Much of the focus has been on Trump’s tariffs on heavy industrial goods, but they also target a range of high tech industries, particularly in areas in which China plans to become a world leader over the next decade. Major American technology companies, most notably Apple, who have moved their production to China, may also face challenging times in a retaliatory tariff environment. Higher costs on Chinese-manufactured components, combined with restrictions on products sold in the key Chinese market, create troubling conditions and could see increased costs passed on the consumer in order to sustain the high profitability that shareholders demand. This is another situation that European manufacturers could capitalise on, although it seems likely that South Korean giant Samsung is best placed to benefit.

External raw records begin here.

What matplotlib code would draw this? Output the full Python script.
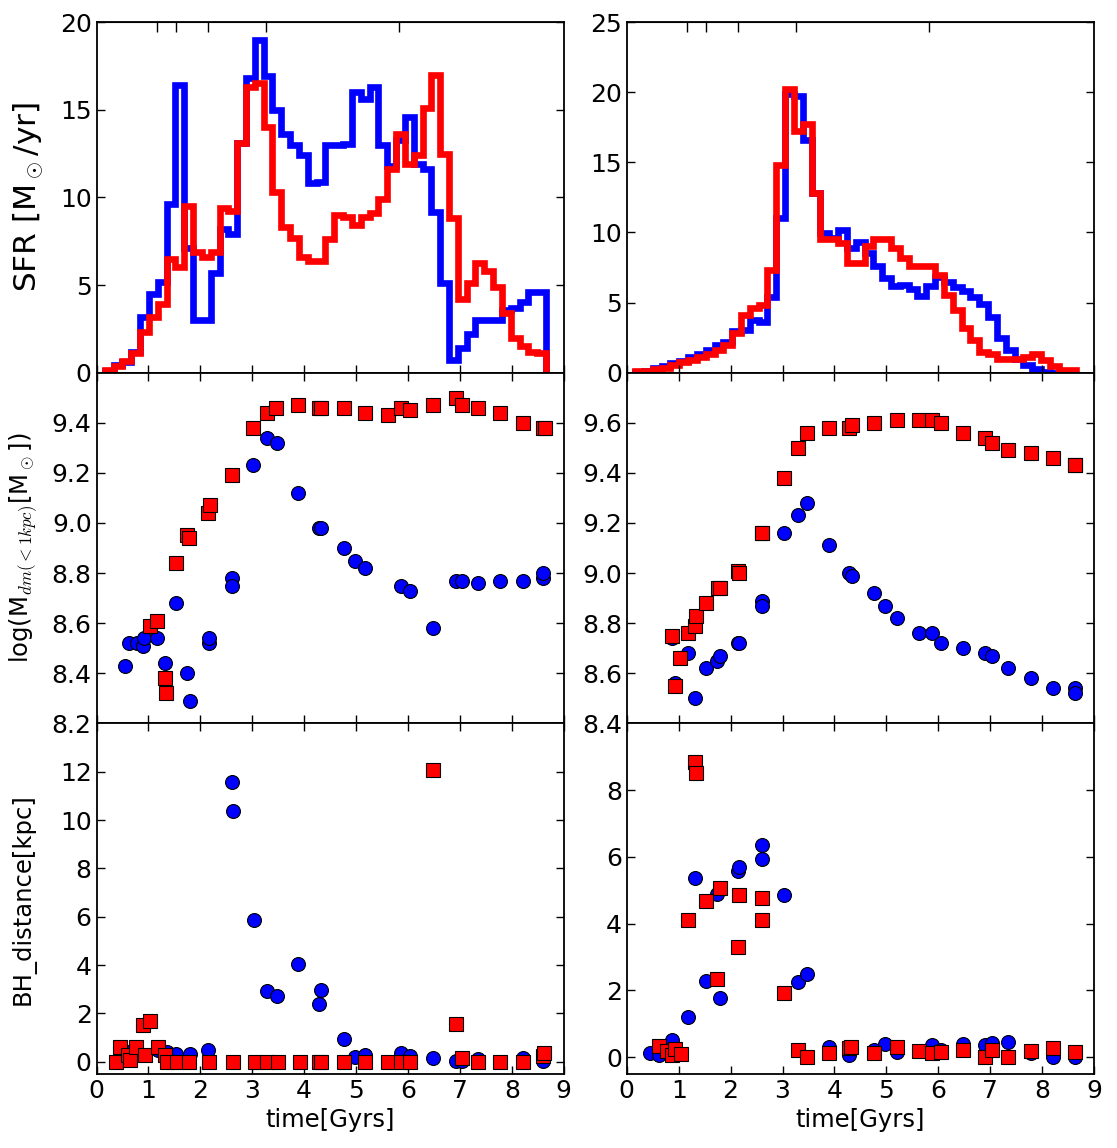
import numpy as np
import matplotlib
matplotlib.use("Agg")
import matplotlib.pyplot as plt

plt.rcParams["mathtext.fontset"] = "cm"
plt.rcParams["font.family"] = ["DejaVu Sans"]

BLUE, RED = "#0000ff", "#ff0000"

# SFR histogram bins (Gyr) shared by all four step curves
t_edges = np.round(0.16 + 0.17 * np.arange(51), 2)

sfr_l_blue = [0.1, 0.45, 0.6, 1.2, 3.2, 4.5, 5.2, 9.6, 16.4, 7.1,
              3.0, 3.0, 5.7, 8.2, 7.9, 13.1, 16.8, 19.0, 16.9, 15.0,
              13.6, 13.0, 12.4, 10.8, 10.9, 13.0, 13.0, 13.05, 16.0, 15.6,
              16.3, 13.0, 11.8, 13.3, 14.6, 11.9, 11.6, 9.15, 5.1, 0.75,
              1.4, 2.2, 3.0, 3.0, 3.0, 3.6, 3.7, 4.05, 4.6, 4.6]
sfr_l_red = [0.15, 0.4, 0.65, 1.1, 2.3, 3.2, 3.9, 6.5, 6.0, 9.5,
             6.9, 6.6, 6.9, 9.4, 9.25, 13.1, 16.3, 16.5, 14.0, 10.3,
             8.3, 7.7, 6.6, 6.35, 6.35, 7.6, 9.0, 8.9, 8.4, 8.9,
             9.1, 9.9, 11.6, 13.6, 11.9, 12.4, 15.1, 17.0, 12.5, 8.8,
             4.2, 5.1, 6.25, 5.8, 4.9, 3.4, 2.0, 1.5, 1.2, 1.1]
sfr_r_blue = [0.05, 0.15, 0.3, 0.45, 0.7, 0.85, 1.15, 1.3, 1.65, 1.95,
              2.2, 2.95, 3.05, 3.75, 3.6, 5.4, 11.0, 19.9, 19.7, 16.6,
              12.8, 9.95, 9.6, 10.2, 8.9, 9.35, 8.5, 7.6, 6.75, 6.2,
              6.25, 6.0, 5.45, 6.2, 6.8, 6.5, 6.1, 5.85, 5.4, 4.9,
              4.0, 2.5, 1.6, 1.0, 0.55, 0.25, 0.05, 0.0, 0.0, 0.0]
sfr_r_red = [0.1, 0.15, 0.25, 0.35, 0.55, 0.75, 0.9, 1.15, 1.35, 1.65,
             2.0, 2.8, 4.1, 4.6, 4.85, 7.35, 14.8, 20.2, 17.2, 17.7,
             12.8, 9.5, 9.5, 9.25, 7.8, 7.8, 9.0, 9.5, 9.5, 8.9,
             8.2, 7.6, 7.6, 7.6, 7.0, 5.55, 4.5, 3.2, 2.35, 1.5,
             1.3, 1.0, 1.0, 1.0, 1.15, 1.3, 0.9, 0.45, 0.2, 0.2]

# redshift markers on the top axis (z = 5, 4, 3, 2, 1)
t_zticks = [1.16, 1.53, 2.14, 3.26, 5.83]

# log dark-matter mass inside 1 kpc
t_mdm_l_blue = [0.54, 0.63, 0.78, 0.89, 0.92, 1.17, 1.32, 1.53, 1.74, 1.80, 2.16, 2.17,
                2.61, 2.61, 3.02, 3.28, 3.47, 3.89, 4.28, 4.32, 4.76, 4.97, 5.18, 5.86,
                6.04, 6.48, 6.92, 7.04, 7.34, 7.78, 8.21, 8.61, 8.61]
mdm_l_blue = [8.43, 8.52, 8.52, 8.51, 8.54, 8.54, 8.44, 8.68, 8.40, 8.29, 8.52, 8.54,
              8.78, 8.75, 9.23, 9.34, 9.32, 9.12, 8.98, 8.98, 8.90, 8.85, 8.82, 8.75,
              8.73, 8.58, 8.77, 8.77, 8.76, 8.77, 8.77, 8.78, 8.80]
t_mdm_l_red = [1.03, 1.17, 1.32, 1.33, 1.53, 1.74, 1.79, 2.14, 2.18, 2.61, 3.02, 3.28,
               3.46, 3.89, 4.28, 4.32, 4.76, 5.18, 5.61, 5.86, 6.04, 6.48, 6.92, 7.04,
               7.34, 7.78, 8.21, 8.61, 8.63]
mdm_l_red = [8.59, 8.61, 8.38, 8.32, 8.84, 8.95, 8.94, 9.04, 9.07, 9.19, 9.38, 9.44,
             9.46, 9.47, 9.46, 9.46, 9.46, 9.44, 9.43, 9.46, 9.45, 9.47, 9.50, 9.47,
             9.46, 9.44, 9.40, 9.38, 9.38]
t_mdm_r_blue = [0.87, 0.92, 1.17, 1.32, 1.53, 1.74, 1.79, 2.15, 2.16, 2.60, 2.61, 3.03,
                3.29, 3.48, 3.90, 4.29, 4.33, 4.76, 4.98, 5.20, 5.63, 5.87, 6.05, 6.48,
                6.91, 7.04, 7.35, 7.79, 8.22, 8.63, 8.64]
mdm_r_blue = [8.74, 8.56, 8.68, 8.50, 8.62, 8.65, 8.67, 8.72, 8.72, 8.89, 8.87, 9.16,
              9.23, 9.28, 9.11, 9.00, 8.99, 8.92, 8.87, 8.82, 8.76, 8.76, 8.72, 8.70,
              8.68, 8.67, 8.62, 8.58, 8.54, 8.54, 8.52]
t_mdm_r_red = [0.87, 0.92, 1.03, 1.17, 1.32, 1.33, 1.53, 1.75, 1.79, 2.15, 2.17, 2.60,
               2.61, 3.03, 3.29, 3.47, 3.90, 4.29, 4.33, 4.76, 5.20, 5.63, 5.87, 6.05,
               6.48, 6.91, 7.04, 7.35, 7.79, 8.22, 8.63, 8.64]
mdm_r_red = [8.75, 8.55, 8.66, 8.76, 8.79, 8.83, 8.88, 8.94, 8.94, 9.01, 9.00, 9.16,
             9.16, 9.38, 9.50, 9.56, 9.58, 9.58, 9.59, 9.60, 9.61, 9.61, 9.61, 9.60,
             9.56, 9.54, 9.52, 9.49, 9.48, 9.46, 9.43, 9.43]

# black-hole distance from centre
t_bh_l_blue = [0.45, 0.63, 0.77, 0.90, 1.19, 1.35, 1.54, 1.80, 2.15, 2.61, 2.62, 3.04,
               3.28, 3.47, 3.89, 4.28, 4.32, 4.76, 4.97, 5.18, 5.86, 6.04, 6.48, 6.92,
               7.04, 7.34, 8.21, 8.61, 8.62]
bh_l_blue = [0.4, 0.4, 0.55, 0.28, 0.48, 0.41, 0.34, 0.34, 0.48, 11.58, 10.37, 5.85,
             2.94, 2.74, 4.06, 2.41, 2.96, 0.95, 0.19, 0.3, 0.37, 0.23, 0.17, 0.03,
             0.05, 0.12, 0.17, 0.03, 0.3]
t_bh_l_red = [0.37, 0.46, 0.61, 0.64, 0.77, 0.90, 0.93, 1.04, 1.19, 1.32, 1.35, 1.56,
              1.79, 2.17, 2.62, 3.05, 3.29, 3.50, 3.92, 4.29, 4.32, 4.76, 5.18, 5.61,
              5.86, 6.04, 6.48, 6.92, 7.04, 7.34, 7.78, 8.21, 8.61, 8.62]
bh_l_red = [0.0, 0.62, 0.28, 0.07, 0.62, 1.52, 0.28, 1.70, 0.62, 0.28, 0.0, 0.0,
            0.0, 0.0, 0.0, 0.0, 0.0, 0.0, 0.0, 0.0, 0.0, 0.0, 0.0, 0.0,
            0.0, 0.0, 12.09, 1.58, 0.17, 0.0, 0.0, 0.0, 0.23, 0.37]
t_bh_r_blue = [0.44, 0.63, 0.87, 0.93, 1.17, 1.31, 1.53, 1.74, 1.79, 2.14, 2.17, 2.60,
               2.61, 3.03, 3.29, 3.48, 3.90, 4.29, 4.76, 4.98, 5.20, 5.87, 6.05, 6.48,
               6.91, 7.04, 7.35, 7.79, 8.22, 8.63]
bh_r_blue = [0.14, 0.07, 0.52, 0.17, 1.21, 5.36, 2.29, 4.88, 1.78, 5.59, 5.69, 6.37,
             5.94, 4.85, 2.24, 2.48, 0.32, 0.07, 0.22, 0.40, 0.17, 0.37, 0.22, 0.39,
             0.37, 0.42, 0.47, 0.12, 0.02, 0.02]
t_bh_r_red = [0.63, 0.77, 0.87, 0.93, 1.04, 1.17, 1.31, 1.33, 1.53, 1.74, 1.79, 2.14,
              2.17, 2.60, 2.61, 3.03, 3.29, 3.47, 3.90, 4.29, 4.32, 4.76, 5.20, 5.63,
              5.87, 6.05, 6.48, 6.91, 7.04, 7.35, 7.79, 8.22, 8.63]
bh_r_red = [0.34, 0.19, 0.07, 0.24, 0.09, 4.10, 8.83, 8.51, 4.67, 2.33, 5.06, 3.30,
            4.85, 4.10, 4.77, 1.93, 0.22, 0.0, 0.12, 0.27, 0.32, 0.12, 0.32, 0.20,
            0.12, 0.17, 0.22, 0.02, 0.22, 0.0, 0.20, 0.29, 0.15]


def style(ax, top=True):
    ax.tick_params(direction="in", top=top, right=True, length=6, width=1,
                   labelsize=18)
    for sp in ax.spines.values():
        sp.set_linewidth(1.3)
    ax.set_xlim(0, 9)


def scatter_pair(ax, tb, yb, tr, yr):
    ax.plot(tb, yb, "o", color=BLUE, mec="k", mew=0.8, ms=10, ls="none")
    ax.plot(tr, yr, "s", color=RED, mec="k", mew=0.8, ms=10, ls="none")


fig, axes = plt.subplots(3, 2, figsize=(11.17, 11.48), dpi=100, sharex=True)
fig.subplots_adjust(left=0.0864, right=0.9794, top=0.9808, bottom=0.0645,
                    hspace=0, wspace=0.135)

# --- SFR histograms ---
for ax, b, r, ymax in [(axes[0, 0], sfr_l_blue, sfr_l_red, 20),
                       (axes[0, 1], sfr_r_blue, sfr_r_red, 25)]:
    ax.stairs(b, t_edges, baseline=0, color=BLUE, lw=4.8)
    ax.stairs(r, t_edges, baseline=0, color=RED, lw=4.8)
    style(ax, top=False)
    ax.set_ylim(0, ymax)
    ax.set_yticks(np.arange(0, ymax + 1, 5))
    sec = ax.secondary_xaxis("top")
    sec.set_xticks(t_zticks, labels=[])
    sec.tick_params(direction="in", length=7, width=1)
axes[0, 0].set_ylabel(r"SFR [M$_\odot$/yr]", fontsize=22.5)

# --- inner DM mass ---
scatter_pair(axes[1, 0], t_mdm_l_blue, mdm_l_blue, t_mdm_l_red, mdm_l_red)
scatter_pair(axes[1, 1], t_mdm_r_blue, mdm_r_blue, t_mdm_r_red, mdm_r_red)
style(axes[1, 0]); style(axes[1, 1])
axes[1, 0].set_ylim(8.2, 9.6)
axes[1, 0].set_yticks([8.2, 8.4, 8.6, 8.8, 9.0, 9.2, 9.4])
axes[1, 1].set_ylim(8.4, 9.8)
axes[1, 1].set_yticks([8.4, 8.6, 8.8, 9.0, 9.2, 9.4, 9.6])
axes[1, 0].set_ylabel(r"log(M$_{dm(<1kpc)}$[M$_\odot$])", fontsize=17.5)

# --- BH offset ---
scatter_pair(axes[2, 0], t_bh_l_blue, bh_l_blue, t_bh_l_red, bh_l_red)
scatter_pair(axes[2, 1], t_bh_r_blue, bh_r_blue, t_bh_r_red, bh_r_red)
style(axes[2, 0]); style(axes[2, 1])
axes[2, 0].set_ylim(-0.5, 14)
axes[2, 0].set_yticks(np.arange(0, 13, 2))
axes[2, 1].set_ylim(-0.5, 10)
axes[2, 1].set_yticks(np.arange(0, 9, 2))
axes[2, 0].set_ylabel("BH_distance[kpc]", fontsize=17.5)
for ax in axes[2]:
    ax.set_xticks(range(10))
    ax.set_xlabel("time[Gyrs]", fontsize=17.5)

axes[0, 0].yaxis.set_label_coords(-0.11, 0.5)
axes[1, 0].yaxis.set_label_coords(-0.124, 0.5)
axes[2, 0].yaxis.set_label_coords(-0.13, 0.5)

fig.savefig("out.png", dpi=100, facecolor="white")
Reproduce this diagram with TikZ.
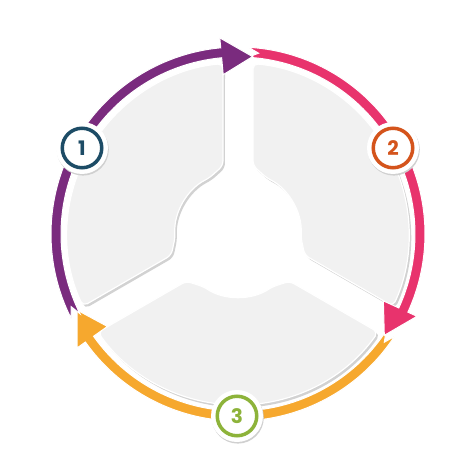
\documentclass[tikz,border=0pt]{standalone}
\usepackage{fontspec}
\newfontfamily\numfont{Poppins}
\definecolor{cpurple}{HTML}{7A2B7E}
\definecolor{cpink}{HTML}{E8336D}
\definecolor{corange}{HTML}{F6A82E}
\definecolor{cnavy}{HTML}{1D4C66}
\definecolor{cred}{HTML}{D4541C}
\definecolor{cgreen}{HTML}{8DB33A}
\definecolor{panelgray}{HTML}{F1F1F1}
\definecolor{panelshadow}{HTML}{D2D2D2}
\definecolor{badgeshadow}{HTML}{D0D0D0}
\newcommand\panelpath{(98.16,140.02) arc[start angle=54.97,end angle=-54.97,radius=171pt] -- (47.18,-51.71) -- (52.84,-34.31) arc[start angle=-33,end angle=33,radius=63pt] -- (47.18,51.71) -- cycle}
\newcommand\ringseg[5]{%
  \fill[#1, draw=white, line width=1pt] (#2:187pt) arc[start angle=#2, end angle=#4, radius=187pt] -- (#4:197pt) -- (#5:178pt) -- (#4:160pt) -- (#4:177pt) arc[start angle=#4, end angle=#2, radius=177pt] -- (#3:182pt) -- cycle;}
\tikzset{
  badge/.style={circle, inner sep=0pt, minimum size=39.5pt, line width=3.5pt, fill=white,
    font=\numfont\bfseries\fontsize{20}{20}\selectfont},
}
\begin{document}
\begin{tikzpicture}[x=1pt,y=1pt]
\useasboundingbox (-238,-240) rectangle (236,234);
\fill[white] (-238,-240) rectangle (236,234);
% panels
\foreach \b in {150,30,270} {
  \begin{scope}[shift={(2,-2.5)},rotate=\b]
    \fill[panelshadow, rounded corners=5pt] \panelpath;
  \end{scope}
}
\foreach \b in {150,30,270} {
  \begin{scope}[rotate=\b]
    \fill[panelgray, draw=white, line width=1.2pt, rounded corners=5pt] \panelpath;
  \end{scope}
}
% ring segments
\ringseg{corange}{-33.2}{-36.5}{-144.7}{-154.7}
\ringseg{cpink}{86.8}{83.5}{-24.7}{-34.7}
\ringseg{cpurple}{206.8}{203.5}{95.3}{85.3}
% badges
\coordinate (p1) at (-156,86);
\coordinate (p2) at (155,86);
\coordinate (p3) at (-1,-182);
\foreach \p in {p1,p2,p3} {
  \fill[badgeshadow] ([shift={(0.8,-1.6)}]\p) circle[radius=26pt];
  \fill[white] (\p) circle[radius=26pt];
}
\node[badge, draw=cnavy, text=cnavy] (b1) at (p1) {1};
\node[badge, draw=cred, text=cred] (b2) at (p2) {2};
\node[badge, draw=cgreen, text=cgreen] (b3) at (p3) {3};
\end{tikzpicture}
\end{document}
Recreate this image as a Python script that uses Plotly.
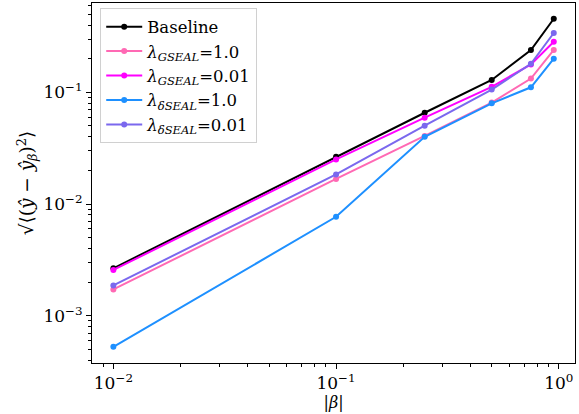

That said, while some countries and industries could avoid being a direct victim, few will be immune if the retaliatory measures between China and the US escalate.
Don’t be fooled by the short term
President Trump is not the first one to criticise existing trade policies; in fact, it’s an established approach among US presidential candidates. The difference this time is that Trump looks like he is willing to deliver on this rhetoric. What he may or may not have foreseen is China’s retaliatory response, which indicates that it is prepared to deviate from previous strategies and to fight back overtly in the public domain.
At the moment, there are no clear winners or losers if this trade war becomes a reality. What is certain is that while there may be short term benefits for European manufacturers, increased tariffs and retaliatory measures between the United States and China will eventually affect manufacturers all throughout Europe. If this happens, we will face disruption across the global value chains, harming both manufacturers and countries who were not directly involved in the trade war.